Banu Pirinçcioğlu
KİŞİSEL DEĞİŞİM
Kitapları okuyorsunuz, fikirlere bayılıyorsunuz, kişisel gelişimi tamamlamış mutlu birey hayalini kurup uykuya dalıyorsunuz. Ama aksiyon alamıyorsunuz.
Filmlerdeki muhteşem aşklara hayransınız, nasıl güzel şeyler söylüyorlar birbirlerine, ne güzel dimdik duruyorlar zorluklara karşı. Izlerken eriyip bitiyorsunuz. Ama gerçekte uygulamaya geçemiyorsunuz.
Çocuk doğurmadan önce kitaplardan kule yapmışsınız. Iyi ebeveynlik nasıl olur, çocuğa ne yapılır ne yapılmaz. Tez yazarsınız, o kadar bilgiye sahipsiniz. Çocuk doğunca bütün bildiklerinizi unutup en yanlış yoldan devam ediyorsunuz.
Neden?
Hayalini kurmak gerçeğini yaşamaktan daha mı tatlı geliyor?
Değişmek neden bu kadar zor?
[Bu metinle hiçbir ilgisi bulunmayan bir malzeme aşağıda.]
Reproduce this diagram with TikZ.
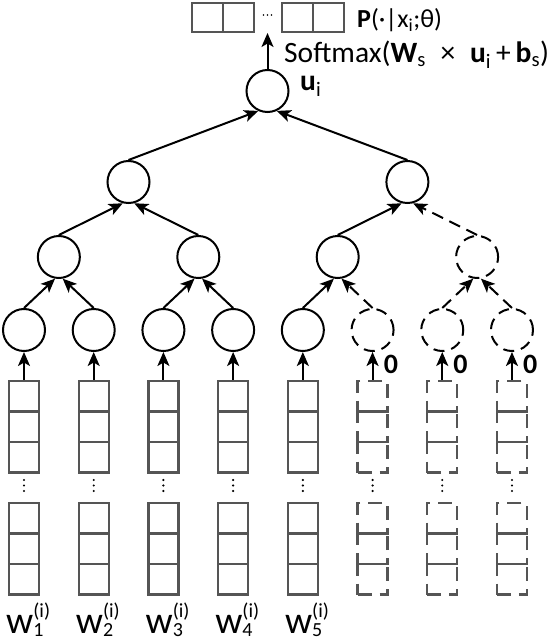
\documentclass[tikz,border=0pt]{standalone}
\usepackage{fontspec}
\setmainfont{Carlito}
\usetikzlibrary{arrows.meta}
\definecolor{cellgray}{RGB}{85,85,85}
\newcommand{\wlab}[1]{w\rlap{\raisebox{16pt}{\fontsize{20}{20}\selectfont(i)}}\raisebox{-3.5pt}{\fontsize{20}{20}\selectfont #1}}
\tikzset{
  neuron/.style={circle, draw, line width=2pt, minimum size=42pt, inner sep=0pt},
  dneuron/.style={neuron, dash pattern=on 11pt off 7pt},
  edge/.style={line width=2pt, -{Stealth[length=14pt,width=12pt,inset=3.5pt]}},
  dedge/.style={edge, dash pattern=on 12pt off 7pt},
  cell/.style={draw=cellgray, line width=2.2pt, minimum width=30pt, minimum height=30.5pt, inner sep=0pt},
  dcell/.style={cell, dash pattern=on 14pt off 8pt},
  topcell/.style={draw=cellgray, line width=2.2pt, minimum width=31pt, minimum height=29pt, inner sep=0pt},
  lab/.style={font=\fontsize{29.5}{34}\selectfont, inner sep=0pt, anchor=base west},
  plab/.style={font=\fontsize{26}{30}\selectfont, inner sep=0pt, anchor=base west},
  zlab/.style={font=\fontsize{28}{32}\selectfont\bfseries, inner sep=0pt, anchor=base west},
  wlabel/.style={font=\fontsize{38}{44}\selectfont, inner sep=0pt, anchor=base west},
}
\begin{document}
\begin{tikzpicture}[x=1pt,y=-1pt]
\useasboundingbox (0,0) rectangle (551,644);

% columns, leaves
\foreach \i/\st/\nst in {1/cell/neuron,2/cell/neuron,3/cell/neuron,4/cell/neuron,5/cell/neuron,6/dcell/dneuron,7/dcell/dneuron,8/dcell/dneuron} {
  \pgfmathsetmacro\cx{24+69.71*(\i-1)}
  \node[\st] (c\i a) at (\cx,396.25) {};
  \node[\st] (c\i b) at (\cx,426.75) {};
  \node[\st] (c\i c) at (\cx,457.25) {};
  \node[\st] (c\i d) at (\cx,518.25) {};
  \node[\st] (c\i e) at (\cx,548.75) {};
  \node[\st] (c\i f) at (\cx,579.25) {};
  \fill (\cx,480) circle (1.2pt) (\cx,485.5) circle (1.2pt) (\cx,491) circle (1.2pt);
  \node[\nst] (l\i) at (\cx,330) {};
  \draw[edge] (c\i a.north) -- (l\i.south);
}
\foreach \i in {1,...,5} {
  \pgfmathsetmacro\cx{24+69.71*(\i-1)}
  \node[wlabel] (w\i) at (\cx-18,633) {\wlab{\i}};
}
\foreach \i in {6,7,8} {
  \pgfmathsetmacro\cx{24+69.71*(\i-1)}
  \node[zlab] (z\i) at (\cx+11,373) {0};
}

% upper levels
\node[neuron] (p) at (58.85,257) {};
\node[neuron] (q) at (198.3,257) {};
\node[neuron] (s) at (337.7,257) {};
\node[dneuron] (t) at (477.1,257) {};
\node[neuron] (a) at (128.5,182) {};
\node[neuron] (b) at (407.4,182) {};
\node[neuron] (r) at (267.5,91) {};

\draw[edge] (l1.north) -- (p.260);
\draw[edge] (l2.north) -- (p.280);
\draw[edge] (l3.north) -- (q.260);
\draw[edge] (l4.north) -- (q.280);
\draw[edge] (l5.north) -- (s.260);
\draw[dedge] (l6.north) -- (s.280);
\draw[dedge] (l7.north) -- (t.260);
\draw[dedge] (l8.north) -- (t.280);
\draw[edge] (p.north) -- (a.255);
\draw[edge] (q.north) -- (a.285);
\draw[edge] (s.north) -- (b.255);
\draw[dedge] (t.north) -- (b.285);
\draw[edge] (a.north) -- (r.245);
\draw[edge] (b.north) -- (r.295);

% output vector
\node[topcell] (t1) at (207.5,17.5) {};
\node[topcell] (t2) at (238.5,17.5) {};
\node[topcell] (t3) at (297.5,17.5) {};
\node[topcell] (t4) at (328.5,17.5) {};
\fill (263.5,15) circle (0.9pt) (267.5,15) circle (0.9pt) (271.5,15) circle (0.9pt);
\coordinate (sm) at (267.5,33);
\draw[edge] (r.north) -- (sm);

\node[plab] (plabel) at (357,28) {\textbf{P}(·|x\textsubscript{i};θ)};
\node[lab] (smx) at (284,63) {Softmax(\textbf{W}\textsubscript{s}\enspace×\enspace\textbf{u}\textsubscript{i}\,+\,\textbf{b}\textsubscript{s})};
\node[lab] (ulab) at (300,91) {\textbf{u}\textsubscript{i}};
\end{tikzpicture}
\end{document}
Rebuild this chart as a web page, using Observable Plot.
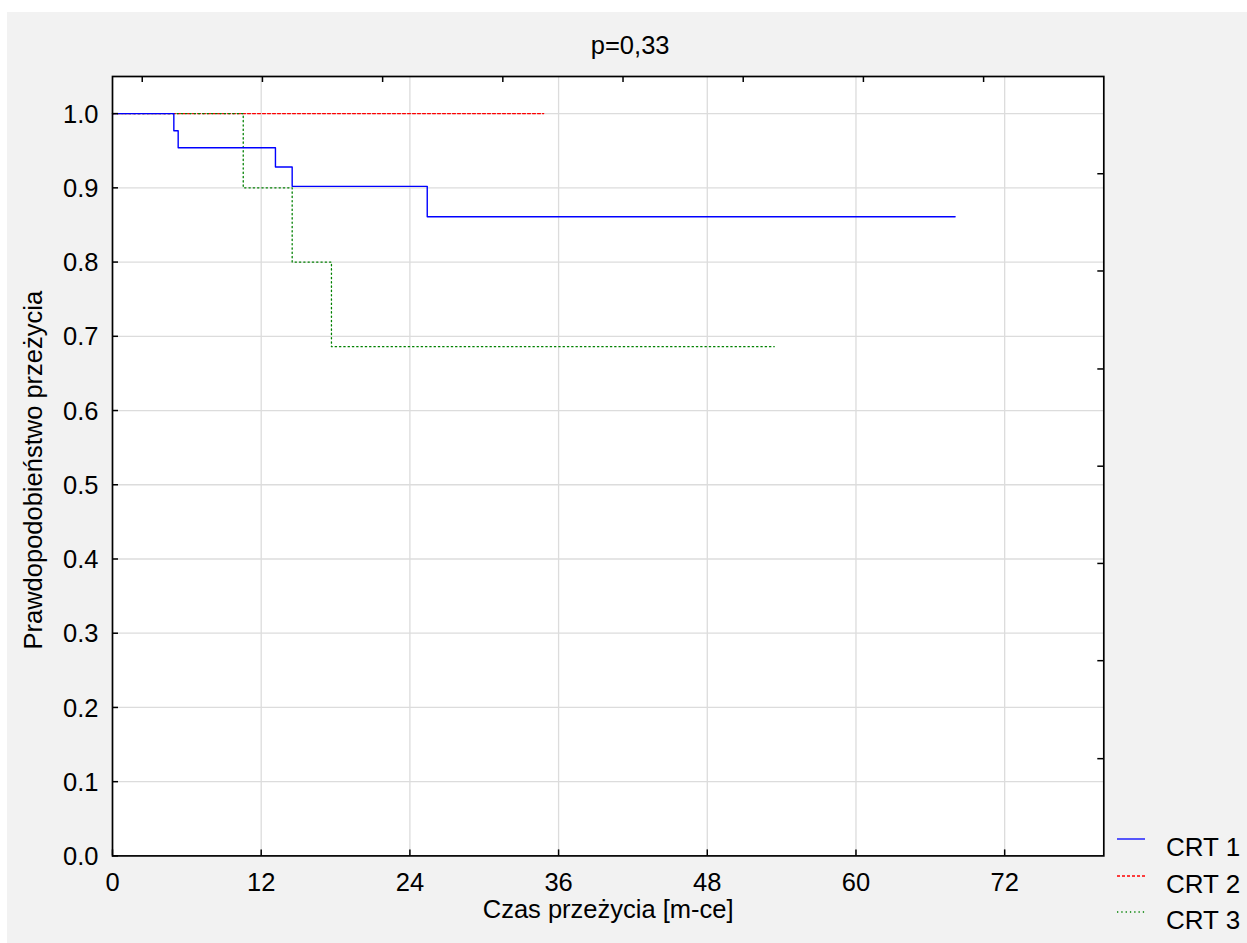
<!DOCTYPE html>
<html>
<head>
<meta charset="utf-8">
<script src="https://cdn.jsdelivr.net/npm/d3@7"></script>
<script src="https://cdn.jsdelivr.net/npm/@observablehq/plot@0.6"></script>
<style>
  html, body { margin: 0; padding: 0; background: #ffffff; }
  #wrap { position: relative; width: 1247px; height: 943px; overflow: hidden; }
  #chart { position: absolute; left: 7px; top: 12px; }
  .leg { position: absolute; font-family: "Liberation Sans", Arial, sans-serif; font-size: 26px; line-height: 1; color: #000; white-space: nowrap; }
</style>
</head>
<body>
<div id="wrap">
  <div id="chart"></div>
  <div id="legend"></div>
</div>
<script>
// ---- data ----
const title = "p=0,33";
const xLabel = "Czas przeżycia [m-ce]";
const yLabel = "Prawdopodobieństwo przeżycia";
const seriesNames = ["CRT 1", "CRT 2", "CRT 3"];
const seriesColors = ["#0000ff", "#ff0000", "#008000"];
const seriesDash = [null, "3,2", "1.3,3"];

const xTicks = [0, 12, 24, 36, 48, 60, 72];
const yTicks = [0.0, 0.1, 0.2, 0.3, 0.4, 0.5, 0.6, 0.7, 0.8, 0.9, 1.0];
const topTicks = [2.4, 12.1, 21.8, 31.5, 41.2, 50.9, 60.6, 70.3];
const rightTicks = [0.131, 0.263, 0.394, 0.525, 0.656, 0.788, 0.919];

const crt1Time = [0, 4.95, 5.3, 13.15, 14.5, 25.4, 68.0];
const crt1Surv = [1.0, 0.977, 0.954, 0.928, 0.902, 0.861, 0.861];
const crt2Time = [0, 34.8];
const crt2Surv = [1.0, 1.0];
const crt3Time = [0, 10.55, 14.5, 17.67, 53.4];
const crt3Surv = [1.0, 0.9, 0.8, 0.686, 0.686];

// ---- build ----
const toRows = (name, t, s) => t.map((time, i) => ({series: name, time, surv: s[i]}));
const rows1 = toRows(seriesNames[0], crt1Time, crt1Surv);
const rows2 = toRows(seriesNames[1], crt2Time, crt2Surv);
const rows3 = toRows(seriesNames[2], crt3Time, crt3Surv);

const W = 1240, H = 931;
const mL = 105, mR = 143.7, mT = 64, mB = 87.6;
const innerW = W - mL - mR, innerH = H - mT - mB;
const font = "'Liberation Sans', Arial, sans-serif";
const fs = 25.5;
const grid = "#dcdcdc";

const chart = Plot.plot({
  width: W,
  height: H,
  marginLeft: mL, marginRight: mR, marginTop: mT, marginBottom: mB,
  style: {background: "#f2f2f2", fontFamily: font, overflow: "visible"},
  x: {domain: [0, 80], axis: null},
  y: {domain: [0, 1.05], axis: null},
  marks: [
    Plot.frame({fill: "white"}),
    Plot.ruleX(xTicks.filter(d => d > 0), {x: d => d, stroke: grid, strokeWidth: 1.3}),
    Plot.ruleY(yTicks.filter(d => d > 0), {y: d => d, stroke: grid, strokeWidth: 1.3}),
    Plot.line(rows2, {x: "time", y: "surv", curve: "step-after", stroke: seriesColors[1], strokeWidth: 1.3, strokeDasharray: seriesDash[1]}),
    Plot.line(rows3, {x: "time", y: "surv", curve: "step-after", stroke: seriesColors[2], strokeWidth: 1.3, strokeDasharray: seriesDash[2]}),
    Plot.line(rows1, {x: "time", y: "surv", curve: "step-after", stroke: seriesColors[0], strokeWidth: 1.4}),
    Plot.frame({stroke: "black", strokeWidth: 1.7}),
    Plot.tickX(xTicks, {x: d => d, insetTop: innerH - 6, stroke: "black", strokeWidth: 1.5}),
    Plot.tickX(topTicks, {x: d => d, insetBottom: innerH - 6, stroke: "black", strokeWidth: 1.5}),
    Plot.tickY(yTicks, {y: d => d, insetRight: innerW - 6, stroke: "black", strokeWidth: 1.5}),
    Plot.tickY(rightTicks, {y: d => d, insetLeft: innerW - 6, stroke: "black", strokeWidth: 1.5}),
    Plot.text(xTicks, {x: d => d, frameAnchor: "bottom", lineAnchor: "middle", textAnchor: "middle", dy: 27, text: d => String(d), fontSize: fs, fill: "black"}),
    Plot.text(yTicks, {y: d => d, frameAnchor: "left", lineAnchor: "middle", textAnchor: "end", dx: -14, dy: 1, text: d => d.toFixed(1), fontSize: fs, fill: "black"}),
    Plot.text([title], {frameAnchor: "top", lineAnchor: "middle", textAnchor: "middle", dx: 22, dy: -31, text: d => d, fontSize: fs, fill: "black"}),
    Plot.text([xLabel], {frameAnchor: "bottom", lineAnchor: "middle", textAnchor: "middle", dy: 54, text: d => d, fontSize: fs, fill: "black"}),
    Plot.text([yLabel], {frameAnchor: "left", lineAnchor: "middle", textAnchor: "middle", dx: -79, dy: 4, rotate: -90, text: d => d, fontSize: fs, fill: "black"})
  ]
});
document.getElementById("chart").appendChild(chart);

// ---- legend ----
const legend = document.getElementById("legend");
const legLineY = [839, 876, 912.3];
const legTextC = [847, 884, 920];
seriesNames.forEach((name, i) => {
  const ns = "http://www.w3.org/2000/svg";
  const svg = document.createElementNS(ns, "svg");
  svg.setAttribute("width", 30);
  svg.setAttribute("height", 6);
  svg.style.position = "absolute";
  svg.style.left = "1116px";
  svg.style.top = (legLineY[i] - 3) + "px";
  const ln = document.createElementNS(ns, "line");
  ln.setAttribute("x1", 1); ln.setAttribute("x2", 29);
  ln.setAttribute("y1", 3); ln.setAttribute("y2", 3);
  ln.setAttribute("stroke", seriesColors[i]);
  ln.setAttribute("stroke-width", 1.3);
  if (seriesDash[i]) ln.setAttribute("stroke-dasharray", seriesDash[i]);
  svg.appendChild(ln);
  legend.appendChild(svg);
  const t = document.createElement("div");
  t.className = "leg";
  t.textContent = name;
  t.style.left = "1166px";
  t.style.top = (legTextC[i] - 12.7) + "px";
  legend.appendChild(t);
});
</script>
</body>
</html>
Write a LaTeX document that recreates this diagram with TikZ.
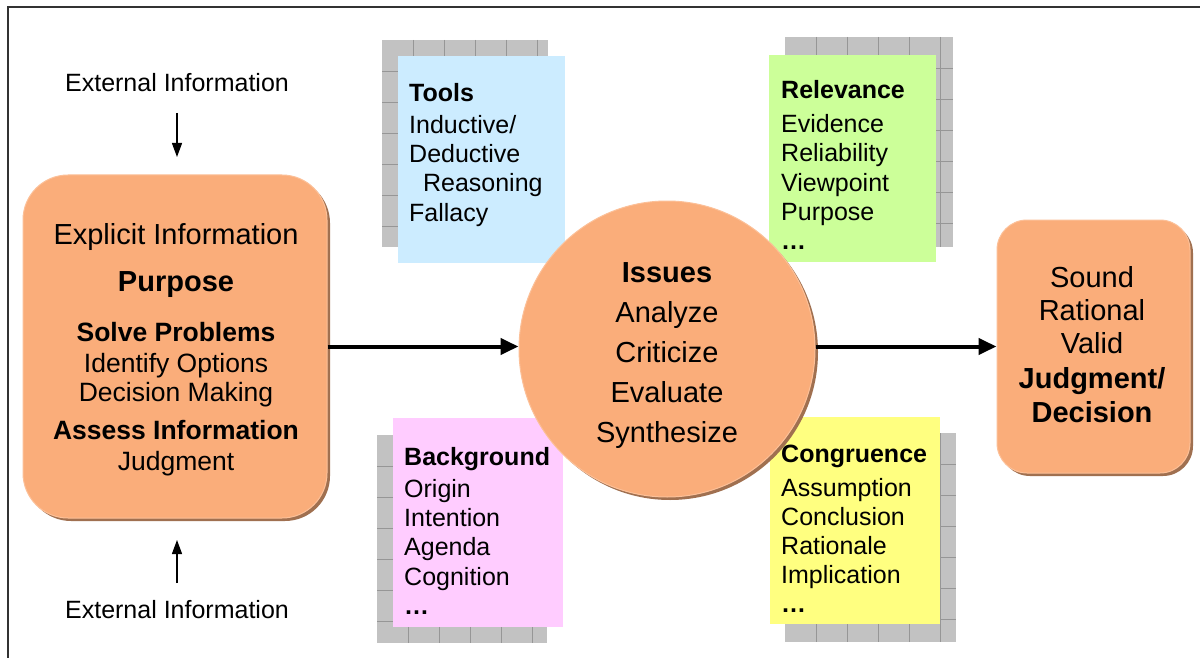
\documentclass[tikz,border=0pt]{standalone}
\usepackage{fontspec}
\setmainfont{Liberation Sans}
\usetikzlibrary{arrows.meta,shadows}
\definecolor{orng}{RGB}{250,173,122}
\definecolor{orngshadow}{RGB}{160,112,80}
\definecolor{orngedge}{RGB}{252,192,152}
\definecolor{tblue}{RGB}{204,236,255}
\definecolor{tgreen}{RGB}{204,255,153}
\definecolor{tpink}{RGB}{255,204,255}
\definecolor{tyellow}{RGB}{255,255,128}
\definecolor{patgrey}{RGB}{194,194,194}
\definecolor{patline}{RGB}{150,150,150}
\definecolor{framec}{RGB}{50,50,50}
\newcommand\gridbox[4]{%
  \fill[patgrey] (#1,#2) rectangle (#3,#4);
  \begin{scope}
    \clip (#1,#2) rectangle (#3,#4);
    \foreach \k in {1,...,7}{
      \draw[patline, line width=0.8pt] ({#1+31*\k},#2) -- ({#1+31*\k},#4);
      \draw[patline, line width=0.8pt] (#1,{#2+31*\k}) -- (#3,{#2+31*\k});
    }
  \end{scope}}
\begin{document}
\begin{tikzpicture}[x=1pt,y=-1pt,
  orshadow/.style={drop shadow={shadow xshift=3pt, shadow yshift=-3pt, fill=orngshadow, opacity=1}},
  bigbox/.style={rectangle, fill=orng, draw=orngedge, line width=1pt, inner sep=0pt, orshadow},
  note/.style={rectangle, inner sep=0pt, anchor=north west},
  txt/.style={anchor=base west, inner sep=0pt, font=\fontsize{25}{29}\selectfont},
  ctxt/.style={anchor=base, inner sep=0pt},
  bigarrow/.style={line width=4pt, -{Triangle[length=18pt,width=16pt]}},
  smallarrow/.style={line width=1.3pt, -{Triangle[length=14pt,width=10pt]}}
]
\useasboundingbox (0,0) rectangle (1200,658);
\fill[white] (0,0) rectangle (1200,658);
% frame
\draw[framec, line width=2pt] (8,660) -- (8,7) -- (1202,7);

% patterned shadows and note boxes
\gridbox{382}{40}{548}{247}
\node[note, fill=tblue, minimum width=167pt, minimum height=207pt] (tools) at (398,56) {};
\gridbox{785}{37}{953}{247}
\node[note, fill=tgreen, minimum width=167pt, minimum height=207pt] (relev) at (769,55) {};
\gridbox{377}{435}{547}{643}
\node[note, fill=tpink, minimum width=170pt, minimum height=209pt] (backg) at (393,418) {};
\gridbox{785}{433}{956}{642}
\node[note, fill=tyellow, minimum width=170pt, minimum height=207pt] (congr) at (770,417) {};

% main shapes
\node[bigbox, rounded corners=45pt, minimum width=304pt, minimum height=343pt] (left) at (175,346.5) {};
\node[bigbox, rounded corners=30pt, minimum width=193pt, minimum height=253pt] (right) at (1093.5,346.5) {};
\node[circle, fill=orng, draw=orngedge, line width=1pt, inner sep=0pt, minimum size=296pt, orshadow] (circ) at (667,349) {};

% connectors
\draw[bigarrow] (left.east) -- (left.east -| circ.west);
\draw[bigarrow] (circ.east |- right.west) -- (right.west);

% external information
\node[ctxt, font=\fontsize{25}{29}\selectfont] (ext1) at (177,92) {External Information};
\node[ctxt, font=\fontsize{25}{29}\selectfont] (ext2) at (177,618) {External Information};
\coordinate (a1s) at (177,113);
\coordinate (a1e) at (177,157);
\coordinate (a2s) at (177,583);
\coordinate (a2e) at (177,540);
\draw[smallarrow] (a1s) -- (a1e);
\draw[smallarrow] (a2s) -- (a2e);

% left box text
\node[ctxt, font=\fontsize{29}{34}\selectfont] (l1) at (176,244) {Explicit Information};
\node[ctxt, font=\fontsize{29}{34}\selectfont\bfseries] (l2) at (176,291) {Purpose};
\node[ctxt, font=\fontsize{26.5}{30}\selectfont\bfseries] (l3) at (176,341.5) {Solve Problems};
\node[ctxt, font=\fontsize{26.5}{30}\selectfont] (l4) at (176,372.5) {Identify Options};
\node[ctxt, font=\fontsize{26.5}{30}\selectfont] (l5) at (176,401.5) {Decision Making};
\node[ctxt, font=\fontsize{26.5}{30}\selectfont\bfseries] (l6) at (176,439.5) {Assess Information};
\node[ctxt, font=\fontsize{26.5}{30}\selectfont] (l7) at (176,470.5) {Judgment};

% circle text
\node[ctxt, font=\fontsize{29}{34}\selectfont\bfseries] (c1) at (667,282) {Issues};
\node[ctxt, font=\fontsize{29}{34}\selectfont] (c2) at (667,322) {Analyze};
\node[ctxt, font=\fontsize{29}{34}\selectfont] (c3) at (667,362) {Criticize};
\node[ctxt, font=\fontsize{29}{34}\selectfont] (c4) at (667,402) {Evaluate};
\node[ctxt, font=\fontsize{29}{34}\selectfont] (c5) at (667,442) {Synthesize};

% right box text
\node[ctxt, font=\fontsize{29}{34}\selectfont] (r1) at (1092,287) {Sound};
\node[ctxt, font=\fontsize{29}{34}\selectfont] (r2) at (1092,320) {Rational};
\node[ctxt, font=\fontsize{29}{34}\selectfont] (r3) at (1092,353) {Valid};
\node[ctxt, font=\fontsize{29}{34}\selectfont\bfseries] (r4) at (1092,388) {Judgment/};
\node[ctxt, font=\fontsize{29}{34}\selectfont\bfseries] (r5) at (1092,422) {Decision};

% tools text
\node[txt, font=\fontsize{25}{29}\selectfont\bfseries] (t1) at (409,102) {Tools};
\node[txt] (t2) at (409,134) {Inductive/};
\node[txt] (t3) at (409,163) {Deductive};
\node[txt] (t4) at (409,192) {\ \ Reasoning};
\node[txt] (t5) at (409,221) {Fallacy};

% relevance text
\node[txt, font=\fontsize{25}{29}\selectfont\bfseries] (v1) at (781,99) {Relevance};
\node[txt] (v2) at (781,133) {Evidence};
\node[txt] (v3) at (781,162) {Reliability};
\node[txt] (v4) at (781,191) {Viewpoint};
\node[txt] (v5) at (781,220) {Purpose};
\node[txt, font=\fontsize{25}{29}\selectfont\bfseries] (v6) at (781,249) {…};

% background text
\node[txt, font=\fontsize{25}{29}\selectfont\bfseries] (b1) at (404,465) {Background};
\node[txt] (b2) at (404,497) {Origin};
\node[txt] (b3) at (404,526) {Intention};
\node[txt] (b4) at (404,555) {Agenda};
\node[txt] (b5) at (404,585) {Cognition};
\node[txt, font=\fontsize{25}{29}\selectfont\bfseries] (b6) at (404,614) {…};

% congruence text
\node[txt, font=\fontsize{25}{29}\selectfont\bfseries] (g1) at (781,462) {Congruence};
\node[txt] (g2) at (781,496) {Assumption};
\node[txt] (g3) at (781,525) {Conclusion};
\node[txt] (g4) at (781,554) {Rationale};
\node[txt] (g5) at (781,583) {Implication};
\node[txt, font=\fontsize{25}{29}\selectfont\bfseries] (g6) at (781,612) {…};
\end{tikzpicture}
\end{document}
Kendinizi mükemmel sandığınızdan mı yoksa mükemmel olmaktan korkunuzdan mı?
Hayal kurmak gerçeğini yaşamaktan daha mı güzel yoksa?
Sancılıdır değişim. Bir gecede değişemez insan.
Bir kitap okuyup, anlayıp, ben oldum diyemez. Uzun yoldur, çok uzun. Değişimin ilk şartı istemektir.
O kişi olmayı istemekle başlarsınız önce. Olduğunuz kişiden daha iyi biri olmayı istemek. Daha güzel, daha iyi, daha merhametli, daha anlayışlı,daha sabırlı.
Öğrendiklerinizi hayata geçirme safhası keyiflidir. Ama alışkanlıklardan sıyrılıp eskiye veda etmek yorucudur.
Eski senin hayranı olmasan da vedalaşmak zor gelir.
Yeni sen ile tanışıp yaşamayı öğrenene kadar direnç devam eder. Insanlarla ettiğin kavgayı kendinle etmeye başlarsın. Değişmemek için kendine direnirsin. Kendine bahaneler üretirsin.
Ta ki yeni seni fark edene kadar. Aynada yeni bir yüz görmüşsün gibi kendini ilk fark ettiğinde iyi ki dersin.
Değişimin ilk adımı ne kitaplar ne de tonlarca para akıttığınız eğitimler değildir. Ilk adım istemektir, gerisi koşarak gelir.